Vamos lá, viajar *

 Arte

Milton Nascimento teria a fugacidade de Jessé ou Tadeu Franco sem Fernando Brant.
 Alma, o Clube da Esquina tinha demais. 
Timbre, extensão vocal, oitavas, falsetes, Beatles, Burt Bacharach, progressivo, barroco, bossa-nova, lavadeiras, ladainhas, guarânias e calangos. 
Wagner Tiso, Toninho Horta, Flávio Venturini, Tavinho Moura, Novelli, Nivaldo Ornelas...

 Corpo era Fernando Brant. 
Alma preenche, comove e esvai. Quem penetra e fecunda é a carne.

Brant nos deu algo concreto pra pegar e levar daquela viagem sonora original. Chegou manso aos festivais de música, em 1967, arrebatando gentes dos quatro cantos.

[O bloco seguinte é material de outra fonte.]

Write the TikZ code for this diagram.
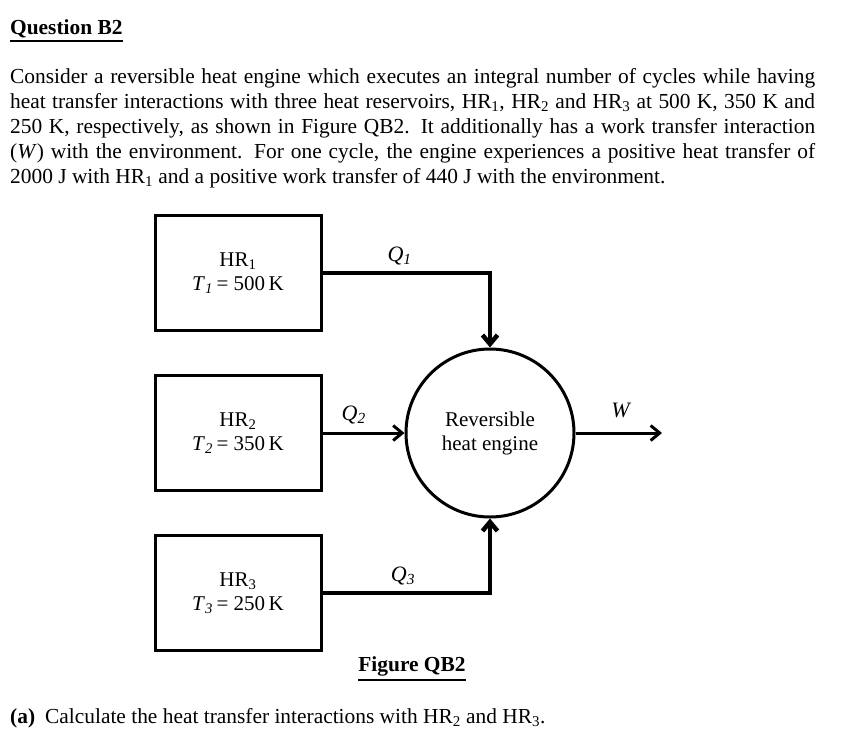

Ronaldo Bastos, Murilo Antunes, Márcio Borges e outros assinam músicas memoráveis no Clube. 

Mas Brant não foi só o mais fértil, além das 200 músicas, segundo pesquisadores. 

Compreendeu melhor o caldeirão de influência dos parceiros e quem mais bem traduziu a mineiridade para a linguagem universal da arte, sem pasteurizações.


Na trilha antropofágica dos instrumentistas, pegou o mundo, embalou de Minas e devolveu 


Suas letras acharam um ponto comum aparentemente improvável entre a inocência da música jovem da década de 60 e a caipirice. Tocaram os urbanos da beira-mar e os matutos ribeirinhos.


Num desses casos raros de sofisticação e sucesso, as canções saltaram as divisas mineiras direto para intérpretes do  primeiro time da MPB quase ao mesmo tempo em que eram gravadas pelo Clube da Esquina.


Brant não era exatamente um poeta. 
Era um letrista de versos grudentos sem chavões ou lugares comuns.


Foi o esqueleto que pôs de pé e deu coragem de caminhar sozinho alguns de seus músicos. 




A afinidade entre os membros do grupo resultou no que é um dos melhores álbuns da música brasileira de todos os tempos. O Clube da Esquina 2 tem cinco letras de Brant. De sua descrição da procissão de Corpus Christi em Ouro Preto participam quase todos os principais membros do grupo. O corpo e a alma, inteiros.



Fernando Brant foi cedo, 68 anos, de complicações no transplante de fígado. Partiu menino. Como sempre quis ser.




 * O título é um verso de "Manuel, o audaz", escrita por Fernando inspirado em seu jipe.